July 23;The south is not known for its support to the BJP. With the BJP defeated in Karnataka only recently, the region appears set to live up to that reputation. But besides this common trend, the four states have somewhat different political stories to tell. Two states are ruled by the Congress (Andhra Pradesh and Karnataka), one has a Congress-led coalition government (Kerala) and one (Tamil Nadu) has a state based party (AIADMK) as its ruling party. In all the four states people are less satisfied with the Central government than their State governments. However, all the states save Karnataka (which had a new government coming to power two and a half months ago) see a decline in the satisfaction with the State government as compared to two years ago.
Both AP and Tamil Nadu pose a challenge to the Congress. In Tamil Nadu, political equations today are vastly different from what they were at the time of the 2009 Lok Sabha poll. The DMK is no longer in alliance with the Congress and voters have not seen that step by the DMK as a serious issue. The CNN-IBN-Hindu-CSDS poll shows that four of every 10 respondents believe that the DMK walking out of the UPA was a political drama. A quarter of traditional DMK voters too endorse this stand. Not surprisingly, its popularity too has dwindled and the AIADMK and the Congress are poised to benefit from this development. The ruling AIADMK seems to be gaining ground in Southern and North-Central Tamil Nadu whereas the Congress appears to be doing better in Upper-North and Western Tamil Nadu. The BJP vote share too registers an increase as compared to 2009. Overall, at the moment the wind is clearly blowing in favour of Jayalalithaa, who most people say has provided a better government than Karunanidhi. But it is still early. Alliances between parties are yet to be worked out and the role of several other smaller regional parties will be crucial to the final outcome in 2014. A lot will depend on alliance arithmetic and which and how many parties the AIADMK and the DMK tie up with in the run up to the Lok Sabha elections.

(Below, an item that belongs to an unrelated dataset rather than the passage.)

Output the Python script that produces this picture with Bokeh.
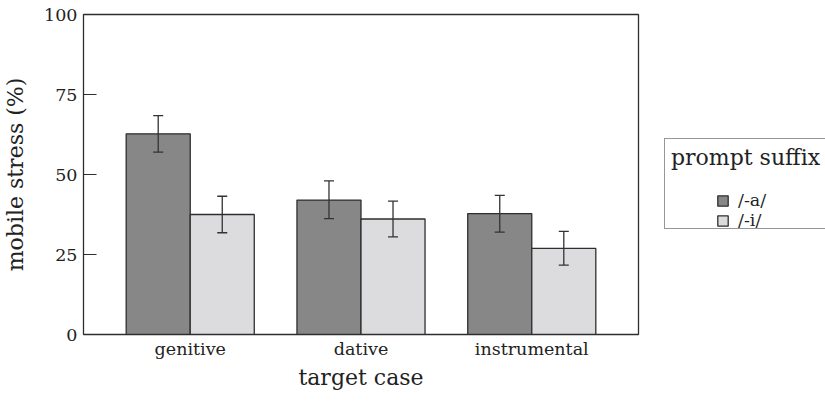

In Andhra Pradesh, which contributed immensely to the Congress’s national victory in 2009, the party is in big trouble. The popularity of both the Congress-led UPA at the Centre and the Congress government in the State is extremely low (the lowest for the party in South India). The agitation over Telangana and the Jagan Reddy factor appear to be the important drivers of political trends in the state. In Telangana, the TRS and the Congress are in a close battle and any (in)decision on the future of the region will have important political consequences. As many as 79 percent of the respondents in the Telangana region said they support the creation of a separate Telangana state, a figure that has gone up considerably since the last survey in 2009. What’s more, nine of every 10 Telangana supporters say that their stand on Telangana will affect their vote choice in the next Lok Sabha election. As compared to this only a little over one-third of those who want Andhra to stay united take a similar stand. The YSR Congress led by Jagan Mohan Reddy seems to be doing very well in the Rayalaseema region though its support is not as strong in Coastal Andhra Pradesh. The support for Jagan among traditional Congress supporters is evident in the fact that four out of every 10 feel he is innocent and being falsely implicated. The TDP seems to be squeezed out of the race by the presence of the YSR Congress especially in Rayalaseema and also in Coastal Andhra.

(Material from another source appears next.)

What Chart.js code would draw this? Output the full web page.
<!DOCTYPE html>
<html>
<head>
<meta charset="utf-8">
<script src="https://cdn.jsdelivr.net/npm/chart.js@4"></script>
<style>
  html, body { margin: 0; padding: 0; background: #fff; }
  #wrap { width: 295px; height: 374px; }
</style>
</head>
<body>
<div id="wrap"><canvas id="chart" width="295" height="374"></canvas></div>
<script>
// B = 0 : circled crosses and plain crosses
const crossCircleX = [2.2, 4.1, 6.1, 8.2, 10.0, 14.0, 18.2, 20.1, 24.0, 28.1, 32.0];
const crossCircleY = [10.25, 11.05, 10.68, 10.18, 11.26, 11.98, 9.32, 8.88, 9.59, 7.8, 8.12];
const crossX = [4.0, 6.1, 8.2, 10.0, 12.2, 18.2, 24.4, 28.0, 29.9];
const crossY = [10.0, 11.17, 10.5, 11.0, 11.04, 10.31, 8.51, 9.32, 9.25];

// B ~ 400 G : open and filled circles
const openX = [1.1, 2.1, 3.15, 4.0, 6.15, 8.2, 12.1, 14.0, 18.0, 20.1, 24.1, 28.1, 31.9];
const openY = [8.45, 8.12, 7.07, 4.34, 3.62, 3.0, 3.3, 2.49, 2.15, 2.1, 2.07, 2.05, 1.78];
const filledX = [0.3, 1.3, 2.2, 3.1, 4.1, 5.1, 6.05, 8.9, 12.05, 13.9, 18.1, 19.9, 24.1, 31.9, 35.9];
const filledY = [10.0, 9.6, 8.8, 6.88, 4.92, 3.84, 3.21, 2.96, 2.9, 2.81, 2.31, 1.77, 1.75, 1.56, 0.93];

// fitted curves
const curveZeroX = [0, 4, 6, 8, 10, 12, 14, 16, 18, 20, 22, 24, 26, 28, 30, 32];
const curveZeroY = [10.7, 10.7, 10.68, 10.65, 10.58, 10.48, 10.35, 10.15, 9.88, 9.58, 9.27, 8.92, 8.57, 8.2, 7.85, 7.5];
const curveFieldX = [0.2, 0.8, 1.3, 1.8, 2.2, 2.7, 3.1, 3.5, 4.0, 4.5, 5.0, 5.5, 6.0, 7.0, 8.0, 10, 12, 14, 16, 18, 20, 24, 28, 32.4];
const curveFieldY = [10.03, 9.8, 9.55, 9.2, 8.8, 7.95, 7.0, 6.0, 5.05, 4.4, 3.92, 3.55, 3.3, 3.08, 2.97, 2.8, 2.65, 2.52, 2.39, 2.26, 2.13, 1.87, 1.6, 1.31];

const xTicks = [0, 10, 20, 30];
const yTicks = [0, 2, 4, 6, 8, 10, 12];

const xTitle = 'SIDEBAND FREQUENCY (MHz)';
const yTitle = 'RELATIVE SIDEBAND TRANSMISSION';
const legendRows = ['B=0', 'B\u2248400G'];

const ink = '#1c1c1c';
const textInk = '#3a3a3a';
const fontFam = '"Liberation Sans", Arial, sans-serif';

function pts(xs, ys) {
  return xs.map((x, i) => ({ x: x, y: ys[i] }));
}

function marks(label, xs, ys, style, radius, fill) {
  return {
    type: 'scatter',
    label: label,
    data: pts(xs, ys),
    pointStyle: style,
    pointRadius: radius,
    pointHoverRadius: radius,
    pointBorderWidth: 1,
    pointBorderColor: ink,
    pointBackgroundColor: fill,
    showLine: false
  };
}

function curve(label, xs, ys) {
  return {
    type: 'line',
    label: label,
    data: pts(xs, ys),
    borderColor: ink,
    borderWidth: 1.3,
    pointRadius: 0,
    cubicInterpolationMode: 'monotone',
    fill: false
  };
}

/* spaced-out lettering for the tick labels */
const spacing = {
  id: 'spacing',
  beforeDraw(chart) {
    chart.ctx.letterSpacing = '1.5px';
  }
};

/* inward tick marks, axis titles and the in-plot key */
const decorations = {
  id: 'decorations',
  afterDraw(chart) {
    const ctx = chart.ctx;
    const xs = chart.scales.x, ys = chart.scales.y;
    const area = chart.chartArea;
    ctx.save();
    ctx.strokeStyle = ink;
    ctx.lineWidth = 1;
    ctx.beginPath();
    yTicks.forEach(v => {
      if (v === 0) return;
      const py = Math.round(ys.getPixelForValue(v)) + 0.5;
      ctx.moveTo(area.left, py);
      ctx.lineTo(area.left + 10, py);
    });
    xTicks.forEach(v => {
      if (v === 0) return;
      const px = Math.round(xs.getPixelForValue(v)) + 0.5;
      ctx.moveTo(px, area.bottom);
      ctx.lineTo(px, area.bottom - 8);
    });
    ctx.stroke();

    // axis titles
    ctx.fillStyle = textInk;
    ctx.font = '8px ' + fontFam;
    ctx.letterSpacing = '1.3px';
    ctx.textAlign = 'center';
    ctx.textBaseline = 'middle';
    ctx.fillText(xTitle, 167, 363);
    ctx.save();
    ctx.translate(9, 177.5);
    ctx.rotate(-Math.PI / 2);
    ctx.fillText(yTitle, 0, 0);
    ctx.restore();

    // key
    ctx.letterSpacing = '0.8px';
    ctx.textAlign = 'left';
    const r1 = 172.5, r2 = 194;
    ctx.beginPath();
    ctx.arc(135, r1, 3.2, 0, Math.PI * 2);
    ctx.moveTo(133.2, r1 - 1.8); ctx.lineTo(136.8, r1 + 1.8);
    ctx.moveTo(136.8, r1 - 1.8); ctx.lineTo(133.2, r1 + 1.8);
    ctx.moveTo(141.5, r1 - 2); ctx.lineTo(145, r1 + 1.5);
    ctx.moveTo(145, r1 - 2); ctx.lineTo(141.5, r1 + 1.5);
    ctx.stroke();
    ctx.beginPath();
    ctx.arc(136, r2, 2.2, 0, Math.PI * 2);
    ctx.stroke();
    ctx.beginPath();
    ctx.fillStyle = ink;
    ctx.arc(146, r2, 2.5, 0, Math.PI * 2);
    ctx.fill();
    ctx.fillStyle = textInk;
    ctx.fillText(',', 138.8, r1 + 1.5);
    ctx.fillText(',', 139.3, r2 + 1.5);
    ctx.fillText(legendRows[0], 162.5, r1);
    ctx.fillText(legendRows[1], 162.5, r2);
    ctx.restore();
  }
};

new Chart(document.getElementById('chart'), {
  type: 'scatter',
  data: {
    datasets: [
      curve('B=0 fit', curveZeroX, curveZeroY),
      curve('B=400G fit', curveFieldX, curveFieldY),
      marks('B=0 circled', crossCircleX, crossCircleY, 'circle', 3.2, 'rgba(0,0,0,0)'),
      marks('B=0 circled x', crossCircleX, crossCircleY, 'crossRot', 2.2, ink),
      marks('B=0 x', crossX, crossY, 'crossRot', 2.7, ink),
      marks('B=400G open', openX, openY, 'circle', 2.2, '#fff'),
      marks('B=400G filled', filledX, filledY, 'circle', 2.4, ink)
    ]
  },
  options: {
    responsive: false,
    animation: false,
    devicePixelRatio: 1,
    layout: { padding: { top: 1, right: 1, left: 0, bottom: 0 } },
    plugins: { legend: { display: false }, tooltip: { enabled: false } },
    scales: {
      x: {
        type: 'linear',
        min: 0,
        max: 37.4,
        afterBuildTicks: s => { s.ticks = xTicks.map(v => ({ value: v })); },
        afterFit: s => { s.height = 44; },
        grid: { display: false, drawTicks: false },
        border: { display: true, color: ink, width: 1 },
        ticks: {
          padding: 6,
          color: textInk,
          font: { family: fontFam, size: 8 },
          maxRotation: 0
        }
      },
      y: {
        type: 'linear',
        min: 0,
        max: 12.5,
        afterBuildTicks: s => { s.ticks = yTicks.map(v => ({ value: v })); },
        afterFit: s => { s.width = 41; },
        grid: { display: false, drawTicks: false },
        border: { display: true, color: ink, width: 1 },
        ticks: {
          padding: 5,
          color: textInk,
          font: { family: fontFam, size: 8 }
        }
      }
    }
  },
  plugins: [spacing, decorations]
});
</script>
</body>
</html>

Karnataka alone seems to be providing some good news for the Congress. The `honey-moon` effect is transparently visible with the new state government being in power for less than three months. The non-dominant OBC and minority vote seems to be clearly consolidating in favour of the Congress with a split across parties of the vote of the dominant Lingayat and Vokkaliga votes. Congress seems to be consolidating its presence in coastal, central and southern Karnataka even as it retains support in the Hyderabad–Karnataka region. It faces some competition from the BJP and KJP in the Mumbai-Karnataka region. However, the split of votes between the BJP-KJP would work to the Congress’ advantage. The JD(S) continues to register a presence in Southern Karnataka and is giving a fight to the Congress in the Hyderabad- Karnataka region. Historically, the JD(S) has always focussed more on Assembly elections than the Lok Sabha polls which again could work to the Congress’s advantage.
In Kerala, the Congress-led United Front government seems to be on the back foot and has lost some support. Current trends as evidenced by the CNN-IBN-Hindu-CSDS poll show that if the Lok Sabha election were to be held in the state now, the two major alliances would more or less evenly share the seats.

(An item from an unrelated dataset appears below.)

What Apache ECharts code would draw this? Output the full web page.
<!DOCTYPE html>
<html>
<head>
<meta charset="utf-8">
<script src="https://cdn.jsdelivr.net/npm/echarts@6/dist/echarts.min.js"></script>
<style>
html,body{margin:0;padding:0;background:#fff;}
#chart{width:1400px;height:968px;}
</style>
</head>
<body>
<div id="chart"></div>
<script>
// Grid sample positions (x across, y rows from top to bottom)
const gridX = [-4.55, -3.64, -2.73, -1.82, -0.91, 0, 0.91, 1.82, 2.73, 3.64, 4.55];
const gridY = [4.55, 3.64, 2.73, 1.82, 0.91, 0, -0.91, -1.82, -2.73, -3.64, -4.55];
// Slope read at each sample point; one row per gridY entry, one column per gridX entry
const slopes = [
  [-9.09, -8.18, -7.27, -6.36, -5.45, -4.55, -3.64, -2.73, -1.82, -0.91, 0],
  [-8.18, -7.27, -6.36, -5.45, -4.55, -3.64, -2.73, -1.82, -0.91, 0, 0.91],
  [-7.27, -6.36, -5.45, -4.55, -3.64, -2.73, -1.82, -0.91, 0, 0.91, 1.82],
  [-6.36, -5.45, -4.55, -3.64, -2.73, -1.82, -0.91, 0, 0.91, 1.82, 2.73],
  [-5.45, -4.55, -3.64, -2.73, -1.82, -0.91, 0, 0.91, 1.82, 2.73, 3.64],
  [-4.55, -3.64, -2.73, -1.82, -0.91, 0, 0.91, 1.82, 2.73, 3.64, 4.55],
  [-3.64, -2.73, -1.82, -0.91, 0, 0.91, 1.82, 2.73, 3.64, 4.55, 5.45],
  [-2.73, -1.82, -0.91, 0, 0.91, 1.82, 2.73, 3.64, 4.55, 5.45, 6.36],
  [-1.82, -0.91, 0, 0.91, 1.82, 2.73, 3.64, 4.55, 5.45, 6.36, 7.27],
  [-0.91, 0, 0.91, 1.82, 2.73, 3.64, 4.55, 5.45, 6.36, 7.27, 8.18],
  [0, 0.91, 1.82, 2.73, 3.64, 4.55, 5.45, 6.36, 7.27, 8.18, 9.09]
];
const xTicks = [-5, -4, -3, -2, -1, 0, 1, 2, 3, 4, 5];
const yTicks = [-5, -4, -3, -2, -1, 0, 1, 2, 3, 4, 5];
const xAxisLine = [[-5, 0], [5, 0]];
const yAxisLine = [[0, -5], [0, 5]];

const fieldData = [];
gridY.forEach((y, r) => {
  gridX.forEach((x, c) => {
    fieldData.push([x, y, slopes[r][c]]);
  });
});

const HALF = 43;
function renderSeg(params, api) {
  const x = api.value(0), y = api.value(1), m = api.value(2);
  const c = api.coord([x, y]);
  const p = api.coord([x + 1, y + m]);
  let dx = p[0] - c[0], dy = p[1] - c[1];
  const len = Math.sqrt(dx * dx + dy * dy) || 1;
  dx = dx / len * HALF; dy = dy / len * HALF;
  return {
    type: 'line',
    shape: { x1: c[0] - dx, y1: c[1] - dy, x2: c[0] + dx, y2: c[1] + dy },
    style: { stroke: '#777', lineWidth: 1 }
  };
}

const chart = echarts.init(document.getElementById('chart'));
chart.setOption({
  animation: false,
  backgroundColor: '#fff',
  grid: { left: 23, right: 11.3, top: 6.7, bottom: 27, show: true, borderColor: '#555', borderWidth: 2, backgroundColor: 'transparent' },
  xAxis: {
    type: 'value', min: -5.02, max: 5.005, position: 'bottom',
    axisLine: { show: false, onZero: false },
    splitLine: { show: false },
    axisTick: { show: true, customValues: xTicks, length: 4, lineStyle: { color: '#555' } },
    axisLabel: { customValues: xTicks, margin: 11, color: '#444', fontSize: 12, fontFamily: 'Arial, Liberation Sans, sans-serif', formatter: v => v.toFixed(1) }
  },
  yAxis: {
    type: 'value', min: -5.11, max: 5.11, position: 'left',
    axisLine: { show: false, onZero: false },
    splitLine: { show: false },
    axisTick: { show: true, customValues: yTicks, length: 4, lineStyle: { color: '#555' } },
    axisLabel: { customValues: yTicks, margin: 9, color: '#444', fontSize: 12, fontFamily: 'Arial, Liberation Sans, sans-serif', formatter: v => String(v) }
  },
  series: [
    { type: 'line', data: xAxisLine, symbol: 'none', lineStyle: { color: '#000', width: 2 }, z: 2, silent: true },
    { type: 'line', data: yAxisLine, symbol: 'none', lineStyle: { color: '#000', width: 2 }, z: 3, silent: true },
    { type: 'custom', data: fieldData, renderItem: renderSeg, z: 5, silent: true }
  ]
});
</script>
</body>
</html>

Each state of the South provides a picture in contrast. In Tamil Nadu, the nature of the competition between the state-based parties would define and decide the choice in a Lok Sabha poll. In neighbouring Andhra Pradesh, the Telangana issue and the rise of Jagan Reddy’s YSR Congress will be of crucial significance. Karnataka seems to be the safest bet for the Congress in this region and Kerala is witnessing a stiff competition between the two alliances.